Holding pattern: Tyler Skaggs is a pitcher for the Cedar Rapids Kernels, but then again, he isn't. Skaggs, the "player to be named later" in last month's Dan Haren trade, is supposed to stay in the Midwest League and report to Arizona's South Bend affiliate, but he has been snagged by Major League Baseball rules. Skaggs is not allowed to join the D-backs until he has been in pro ball for one year, and since he didn't sign his contract until Aug. 7, 2009, he can't yet reported to the Silver Hawks. As a result, he hasn't been able to get into a game for nearly two weeks.

More trade winds: Right-hander Brett Wallach was involved in the deal that sent Ted Lilly and Ryan Theriot from the Cubs to the Dodgers. Wallach, who was 6-0 with a 3.72 ERA and 92 strikeouts for the Great Lakes Loons, was assigned to the Peoria Chiefs, the Cubs' affiliate in the Midwest League. In his first start for Peoria, Wallach took the loss. The Chiefs committed five errors in his debut.

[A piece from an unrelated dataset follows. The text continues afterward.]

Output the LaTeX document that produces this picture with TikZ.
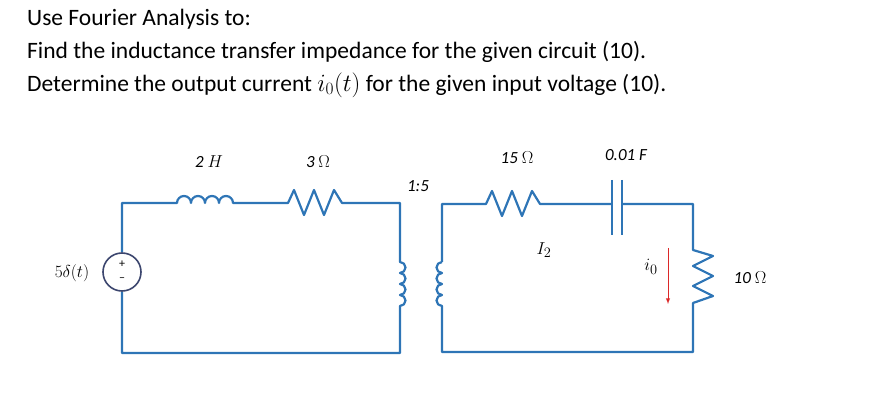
\documentclass[tikz,border=0pt]{standalone}
\usepackage{fontspec}
\setmainfont{Carlito}
\definecolor{wire}{RGB}{46,117,182}
\definecolor{src}{RGB}{60,70,110}
\definecolor{arr}{RGB}{220,40,40}
\begin{document}
\begin{tikzpicture}[x=1pt,y=-1pt,
  w/.style={draw=wire,line width=2.2pt,line join=round},
  lbl/.style={font=\itshape\fontsize{17}{19}\selectfont,inner sep=1pt},
  mth/.style={font=\fontsize{19}{19}\selectfont,inner sep=1pt},
  hdr/.style={font=\fontsize{23.5}{26}\selectfont,anchor=west,inner sep=0pt}]
\useasboundingbox (0,0) rectangle (886,411);
\node[hdr] (h1) at (27,19) {Use Fourier Analysis to:};
\node[hdr] (h2) at (27,52) {Find the inductance transfer impedance for the given circuit (10).};
\node[hdr] (h3) at (27,85) {Determine the output current $i_0(t)$ for the given input voltage (10).};
% left loop
\draw[w] (122,252) -- (122,203) -- (177,203)
  arc(180:360:7) arc(180:360:7) arc(180:360:7) arc(180:360:7)
  -- (288,203) -- (294,190) -- (304,215) -- (314,190) -- (324,215) -- (334,190) -- (342,203)
  -- (400,203) -- (400,262)
  arc(-90:90:5.5) arc(-90:90:5.5) arc(-90:90:5.5) arc(-90:90:5.5)
  -- (400,353) -- (122,353) -- (122,292);
\node[draw=src,line width=1.6pt,circle,minimum size=38pt,inner sep=0pt] (vs) at (122,272) {};
\node[font=\fontsize{12}{12}\selectfont] (pl) at (122,264) {+};
\node[font=\fontsize{12}{12}\selectfont] (mi) at (122,280) {--};
% right loop
\draw[w] (442,262) -- (442,204) -- (486,204) -- (492,191) -- (502,216) -- (512,191) -- (522,216) -- (532,191) -- (540,204)
  -- (612,204) (622,204) -- (693,204) -- (693,250)
  -- (713,256) -- (693,266) -- (713,276) -- (693,286) -- (713,296) -- (693,303) -- (693,352) -- (442,352) -- (442,306)
  arc(90:270:5.5) arc(90:270:5.5) arc(90:270:5.5) arc(90:270:5.5);
\draw[w] (612,180) -- (612,235) (622,180) -- (622,235);
\draw[arr,line width=0.9pt,-{latex}] (668,248) -- (668,304);
\node[lbl] (l2h) at (209,162) {2 $H$};
\node[lbl] (l3) at (318,162) {3 $\Omega$};
\node[lbl] (l15) at (418,186) {1:5};
\node[lbl] (l15o) at (517,158) {15 $\Omega$};
\node[lbl] (lc) at (626,155) {0.01 F};
\node[lbl] (l10) at (750,278) {10 $\Omega$};
\node[mth] (i2) at (544,250) {$I_2$};
\node[mth] (i0) at (651,267) {$i_0$};
\node[mth] (vsl) at (72,273) {$5\delta(t)$};
\end{tikzpicture}
\end{document}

The real thing: Earlier this year, West Michigan hosted Brandon Inge Bobblehead Night, handing out souvenirs that depicted Inge making a diving catch. Now the Tigers' star is showing up at the Whitecaps' Fifth Third Ballpark in person as part of a rehab assignment. Inge, who suffered a broken bone in his left hand July 19 when was plunked by Sam Feldman of the Texas Rangers, went 2-for-5 for West Michigan on Tuesday. Inge played for West Michigan in 1999 and hit .244 with nine homers and 46 RBIs. He also rehabbed with the Whitecaps in 2001 after suffering a dislocated left shoulder during his rookie season with the Tigers.

Finally!: Dayton ended an 11-game losing streak Monday when Didi Gregorius snapped a 1-1 tie with a two-out RBI single in the top of the eighth inning to help the Dragons knock off the Whitecaps, 2-1. Doug Salinas struck out five batters over two perfect innings to earn the save.

Curt Rallo is a contributor to MLB.com. This story was not subject to the approval of the National Association of Professional Baseball Leagues or its clubs.